En 2012, les JT des cinq grandes chaines (TF1, F2, F3, Canal+, Arte et M6) comprenaient en moyenne cinq sujets sur les faits divers chaque jour. Soit 2062 sujets sur l’année. Dans ce joli package de la peur, les actes de violence représentent un sujet sur deux. Avec une nette préférence - un tiers - pour ceux impliquant des enfants. C'est plus croustillant. Au final, entre 2003 et 2012, le nombre de sujets "faits divers" dans les JT a doublé, passant de 3.6% à 6.1% de l’information télévisée. De quoi nourrir notre cher sentiment d'insécurité. En 2016, les violences physiques étaient en baisse depuis 2015, les cambriolages depuis 2014, les vols avec violence depuis 2013, les vols sans violence depuis 2006. Les seuls indicateurs en hausse étaient les débits frauduleux sur compte bancaire et les vols de vélo. Et pourtant, toujours en 2016, les indicateurs du sentiment d'insécurité étaient en hausse, comme les années précédentes.

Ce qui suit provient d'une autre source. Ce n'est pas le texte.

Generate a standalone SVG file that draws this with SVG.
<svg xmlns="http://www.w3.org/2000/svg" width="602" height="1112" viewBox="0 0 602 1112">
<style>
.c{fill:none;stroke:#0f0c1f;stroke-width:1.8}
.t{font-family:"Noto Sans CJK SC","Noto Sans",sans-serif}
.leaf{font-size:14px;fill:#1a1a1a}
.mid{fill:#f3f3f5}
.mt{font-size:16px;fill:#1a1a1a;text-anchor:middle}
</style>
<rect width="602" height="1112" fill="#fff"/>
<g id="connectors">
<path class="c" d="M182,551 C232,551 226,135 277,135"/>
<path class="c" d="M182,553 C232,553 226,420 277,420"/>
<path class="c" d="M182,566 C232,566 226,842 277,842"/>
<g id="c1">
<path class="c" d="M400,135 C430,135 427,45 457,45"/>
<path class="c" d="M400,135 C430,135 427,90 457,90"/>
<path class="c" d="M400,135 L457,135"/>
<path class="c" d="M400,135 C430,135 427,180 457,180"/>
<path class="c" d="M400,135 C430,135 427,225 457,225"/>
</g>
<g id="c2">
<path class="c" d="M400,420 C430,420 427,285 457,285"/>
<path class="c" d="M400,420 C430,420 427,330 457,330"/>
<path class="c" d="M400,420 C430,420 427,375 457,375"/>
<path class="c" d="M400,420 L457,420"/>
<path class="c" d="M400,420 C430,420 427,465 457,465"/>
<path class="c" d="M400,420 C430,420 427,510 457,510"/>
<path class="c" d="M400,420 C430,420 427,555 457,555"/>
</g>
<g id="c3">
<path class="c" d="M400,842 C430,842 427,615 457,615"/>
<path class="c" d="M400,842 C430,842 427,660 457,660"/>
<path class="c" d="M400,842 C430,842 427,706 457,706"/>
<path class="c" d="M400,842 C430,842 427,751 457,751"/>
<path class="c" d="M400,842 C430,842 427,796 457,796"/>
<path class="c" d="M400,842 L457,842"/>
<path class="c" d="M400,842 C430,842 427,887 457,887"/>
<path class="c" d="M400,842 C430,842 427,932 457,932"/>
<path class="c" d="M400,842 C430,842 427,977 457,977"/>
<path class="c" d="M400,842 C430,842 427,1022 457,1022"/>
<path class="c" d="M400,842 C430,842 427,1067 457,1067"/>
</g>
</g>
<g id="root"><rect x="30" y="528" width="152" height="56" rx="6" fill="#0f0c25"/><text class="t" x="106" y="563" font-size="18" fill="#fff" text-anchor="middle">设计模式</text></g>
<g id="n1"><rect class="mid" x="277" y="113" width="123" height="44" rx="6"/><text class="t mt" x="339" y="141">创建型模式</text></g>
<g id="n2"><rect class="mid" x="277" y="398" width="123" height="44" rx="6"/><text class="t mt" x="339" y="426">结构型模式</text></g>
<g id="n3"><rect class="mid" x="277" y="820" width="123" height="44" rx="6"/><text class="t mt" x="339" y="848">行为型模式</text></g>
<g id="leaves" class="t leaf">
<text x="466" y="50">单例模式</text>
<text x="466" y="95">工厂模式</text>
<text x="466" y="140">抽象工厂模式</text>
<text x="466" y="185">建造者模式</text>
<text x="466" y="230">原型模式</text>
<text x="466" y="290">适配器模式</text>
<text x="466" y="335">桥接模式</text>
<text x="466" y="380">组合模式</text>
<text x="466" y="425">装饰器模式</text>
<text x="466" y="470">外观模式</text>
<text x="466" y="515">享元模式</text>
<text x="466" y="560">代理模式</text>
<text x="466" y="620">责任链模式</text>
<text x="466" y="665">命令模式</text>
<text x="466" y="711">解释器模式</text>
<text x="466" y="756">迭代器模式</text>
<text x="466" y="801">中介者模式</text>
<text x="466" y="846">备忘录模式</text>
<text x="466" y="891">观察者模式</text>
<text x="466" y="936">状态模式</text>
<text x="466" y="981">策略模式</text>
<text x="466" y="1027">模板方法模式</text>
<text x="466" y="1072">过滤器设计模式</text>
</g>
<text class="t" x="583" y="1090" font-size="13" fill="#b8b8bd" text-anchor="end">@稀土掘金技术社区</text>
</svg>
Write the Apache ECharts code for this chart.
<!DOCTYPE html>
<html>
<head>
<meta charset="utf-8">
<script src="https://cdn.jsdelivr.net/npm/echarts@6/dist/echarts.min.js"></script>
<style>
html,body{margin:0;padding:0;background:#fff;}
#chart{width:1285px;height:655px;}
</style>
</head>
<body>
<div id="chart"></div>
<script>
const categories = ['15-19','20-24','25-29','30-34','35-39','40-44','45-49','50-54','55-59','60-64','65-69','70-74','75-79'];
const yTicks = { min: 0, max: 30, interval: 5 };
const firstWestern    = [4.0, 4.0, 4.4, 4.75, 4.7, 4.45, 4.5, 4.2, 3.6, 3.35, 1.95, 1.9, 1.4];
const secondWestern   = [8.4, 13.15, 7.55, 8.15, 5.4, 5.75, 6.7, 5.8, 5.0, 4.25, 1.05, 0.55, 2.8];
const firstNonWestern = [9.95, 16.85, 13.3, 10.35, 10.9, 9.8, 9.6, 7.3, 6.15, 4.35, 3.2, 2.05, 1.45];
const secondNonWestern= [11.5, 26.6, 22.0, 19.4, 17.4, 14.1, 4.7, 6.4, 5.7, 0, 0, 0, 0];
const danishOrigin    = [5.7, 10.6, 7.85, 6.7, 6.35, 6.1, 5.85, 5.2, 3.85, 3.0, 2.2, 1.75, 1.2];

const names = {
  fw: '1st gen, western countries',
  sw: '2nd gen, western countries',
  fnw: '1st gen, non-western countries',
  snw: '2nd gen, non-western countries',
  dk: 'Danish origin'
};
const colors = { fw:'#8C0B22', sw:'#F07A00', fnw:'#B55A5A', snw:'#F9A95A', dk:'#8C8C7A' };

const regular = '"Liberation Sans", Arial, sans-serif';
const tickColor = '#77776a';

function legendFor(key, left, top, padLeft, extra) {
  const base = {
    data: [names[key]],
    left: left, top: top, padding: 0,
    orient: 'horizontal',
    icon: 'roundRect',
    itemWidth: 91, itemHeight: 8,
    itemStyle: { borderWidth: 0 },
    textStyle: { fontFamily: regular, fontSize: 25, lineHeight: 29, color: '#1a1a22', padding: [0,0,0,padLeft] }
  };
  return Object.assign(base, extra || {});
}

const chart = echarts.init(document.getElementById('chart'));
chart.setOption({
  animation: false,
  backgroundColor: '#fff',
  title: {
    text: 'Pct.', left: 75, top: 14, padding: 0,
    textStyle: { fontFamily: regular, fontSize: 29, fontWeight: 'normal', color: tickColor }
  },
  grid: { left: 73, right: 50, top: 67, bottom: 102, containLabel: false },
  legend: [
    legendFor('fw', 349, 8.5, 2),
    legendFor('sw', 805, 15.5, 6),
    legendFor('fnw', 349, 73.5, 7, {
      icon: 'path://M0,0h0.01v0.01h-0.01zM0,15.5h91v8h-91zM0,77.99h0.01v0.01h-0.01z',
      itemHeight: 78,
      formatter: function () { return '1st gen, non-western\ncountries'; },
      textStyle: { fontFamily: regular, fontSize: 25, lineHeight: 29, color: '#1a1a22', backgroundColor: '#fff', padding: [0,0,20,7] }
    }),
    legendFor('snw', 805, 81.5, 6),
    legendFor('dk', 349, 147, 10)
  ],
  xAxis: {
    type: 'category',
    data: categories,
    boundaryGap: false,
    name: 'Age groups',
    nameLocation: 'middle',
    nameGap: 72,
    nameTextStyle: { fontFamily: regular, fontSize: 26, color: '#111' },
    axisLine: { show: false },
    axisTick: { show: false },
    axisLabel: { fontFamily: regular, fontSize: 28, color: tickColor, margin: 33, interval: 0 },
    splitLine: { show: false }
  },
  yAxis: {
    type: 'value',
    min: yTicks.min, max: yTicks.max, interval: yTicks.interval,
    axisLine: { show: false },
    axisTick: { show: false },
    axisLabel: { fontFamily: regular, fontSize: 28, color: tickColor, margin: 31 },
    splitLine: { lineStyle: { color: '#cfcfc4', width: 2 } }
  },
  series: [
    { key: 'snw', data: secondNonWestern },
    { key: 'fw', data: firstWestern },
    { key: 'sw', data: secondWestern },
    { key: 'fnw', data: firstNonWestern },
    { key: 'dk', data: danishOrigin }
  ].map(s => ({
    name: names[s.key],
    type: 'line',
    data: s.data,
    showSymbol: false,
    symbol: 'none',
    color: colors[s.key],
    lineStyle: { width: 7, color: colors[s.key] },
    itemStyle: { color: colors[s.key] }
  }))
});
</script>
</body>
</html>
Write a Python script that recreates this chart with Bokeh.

La réalité racontée par les chiffres comme par les faits divers est dangereusement partielle, et parfois partiale. Sur un sujet aussi émotionnel que l'insécurité, les conséquences sont lourdes. Plus le sentiment d'insécurité augmente, plus les élus durcissent la réponse pénale et policière. Montrer les muscles pour rassurer. Ce qui fait monter du même coup les chiffres, qui eux-même feront grimper le sentiment d'insécurité. Un Joyeux cercle vicieux dont il faudrait apprendre à sortir.